Today, the legacy of Plymouth influences contemporary debates about the role of government, religious freedom, and civic responsibility. The colony’s balance of individual rights and collective obligation offers a touchstone for discussions about the common good in a diverse society. Whenever Americans debate the limits of religious expression in public life or the proper scope of government, they are, in part, wrestling with the ideas that the Pilgrims first tested on a cold November beach.
The Limits of the Legacy
It is important to remember that Plymouth was not a modern democracy. Women could not vote, slaves were owned by some colonists (though the colony was never heavily dependent on slavery), and religious freedom was circumscribed. The colony grew slowly and was eventually absorbed by the larger Massachusetts Bay Colony in 1691, losing its distinct identity. Its principles, however, outlasted its political autonomy. Through the writings of Bradford, Winslow, and others, the ideas of the Mayflower Compact passed into the broader stream of American political thought.
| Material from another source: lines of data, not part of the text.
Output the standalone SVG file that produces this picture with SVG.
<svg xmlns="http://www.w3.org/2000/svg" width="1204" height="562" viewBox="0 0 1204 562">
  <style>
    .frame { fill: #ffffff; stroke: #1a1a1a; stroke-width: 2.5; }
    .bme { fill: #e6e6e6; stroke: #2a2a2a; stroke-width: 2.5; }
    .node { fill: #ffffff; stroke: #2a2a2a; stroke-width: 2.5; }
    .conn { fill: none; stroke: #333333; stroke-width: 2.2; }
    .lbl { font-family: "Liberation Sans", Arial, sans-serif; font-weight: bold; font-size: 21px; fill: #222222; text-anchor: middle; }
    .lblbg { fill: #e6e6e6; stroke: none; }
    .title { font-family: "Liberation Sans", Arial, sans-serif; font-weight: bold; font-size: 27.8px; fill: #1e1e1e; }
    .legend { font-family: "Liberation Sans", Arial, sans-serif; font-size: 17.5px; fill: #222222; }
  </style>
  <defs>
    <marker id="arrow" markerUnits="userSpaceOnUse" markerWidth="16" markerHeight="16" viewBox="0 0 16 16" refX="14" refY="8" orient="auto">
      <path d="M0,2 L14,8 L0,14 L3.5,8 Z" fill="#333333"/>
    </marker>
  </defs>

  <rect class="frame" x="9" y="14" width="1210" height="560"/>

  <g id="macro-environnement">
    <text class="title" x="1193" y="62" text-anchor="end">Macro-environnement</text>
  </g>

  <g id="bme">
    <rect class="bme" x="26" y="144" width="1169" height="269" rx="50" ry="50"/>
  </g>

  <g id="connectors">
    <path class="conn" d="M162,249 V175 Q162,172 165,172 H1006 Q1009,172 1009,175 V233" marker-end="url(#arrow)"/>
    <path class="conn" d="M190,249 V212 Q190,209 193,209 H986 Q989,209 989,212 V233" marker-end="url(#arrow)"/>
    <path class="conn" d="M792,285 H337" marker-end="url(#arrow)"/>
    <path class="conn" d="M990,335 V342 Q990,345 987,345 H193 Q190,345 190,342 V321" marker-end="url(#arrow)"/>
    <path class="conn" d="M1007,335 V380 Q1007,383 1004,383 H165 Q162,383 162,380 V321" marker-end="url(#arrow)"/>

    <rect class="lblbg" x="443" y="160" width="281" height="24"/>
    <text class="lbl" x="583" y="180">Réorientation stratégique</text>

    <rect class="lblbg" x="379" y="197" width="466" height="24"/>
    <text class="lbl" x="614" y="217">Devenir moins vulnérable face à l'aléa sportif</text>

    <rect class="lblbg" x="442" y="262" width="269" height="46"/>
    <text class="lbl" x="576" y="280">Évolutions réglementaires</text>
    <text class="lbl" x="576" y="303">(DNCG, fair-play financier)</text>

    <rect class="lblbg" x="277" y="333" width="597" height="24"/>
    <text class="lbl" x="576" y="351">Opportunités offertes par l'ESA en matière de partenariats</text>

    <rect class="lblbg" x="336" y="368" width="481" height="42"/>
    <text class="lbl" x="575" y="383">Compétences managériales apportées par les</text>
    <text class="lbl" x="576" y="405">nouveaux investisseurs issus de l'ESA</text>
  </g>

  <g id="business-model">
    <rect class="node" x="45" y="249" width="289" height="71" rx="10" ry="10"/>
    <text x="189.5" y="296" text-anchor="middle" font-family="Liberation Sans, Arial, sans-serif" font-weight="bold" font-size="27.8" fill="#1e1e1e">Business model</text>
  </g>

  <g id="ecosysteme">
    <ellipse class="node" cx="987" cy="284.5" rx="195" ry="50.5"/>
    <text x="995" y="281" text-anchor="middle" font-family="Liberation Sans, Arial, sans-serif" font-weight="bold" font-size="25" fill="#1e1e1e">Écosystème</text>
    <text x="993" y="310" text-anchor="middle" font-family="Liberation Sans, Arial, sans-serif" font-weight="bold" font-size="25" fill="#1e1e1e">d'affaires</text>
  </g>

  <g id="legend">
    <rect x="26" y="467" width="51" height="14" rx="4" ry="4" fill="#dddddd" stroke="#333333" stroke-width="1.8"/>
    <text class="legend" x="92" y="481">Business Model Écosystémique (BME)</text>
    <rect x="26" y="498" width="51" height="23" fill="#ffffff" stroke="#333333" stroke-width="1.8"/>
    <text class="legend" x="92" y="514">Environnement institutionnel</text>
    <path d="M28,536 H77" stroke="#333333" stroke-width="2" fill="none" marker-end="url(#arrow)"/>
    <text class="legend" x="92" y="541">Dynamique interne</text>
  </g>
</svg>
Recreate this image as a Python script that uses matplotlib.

Conclusion: Enduring Principles for a Changing Nation
The founding principles of Plymouth Colony—religious freedom, self-governance, and community cooperation—were forged in hardship and nurtured by necessity. They were not perfect; the Pilgrims were fallible people living in a fallible age. But their experiment planted seeds that grew into the American creed: that government must rest on the consent of the governed, that faith can flourish without state compulsion, and that individuals are strongest when they work together for the common good.
More than four centuries later, these principles remain at the heart of the American experiment. They are a reminder that democracy is not a static inheritance but a living practice—one that requires constant renewal, vigilance, and a willingness to cooperate across differences. The Pilgrims of Plymouth, for all their flaws, showed that it could be done. Their legacy challenges us to do the same.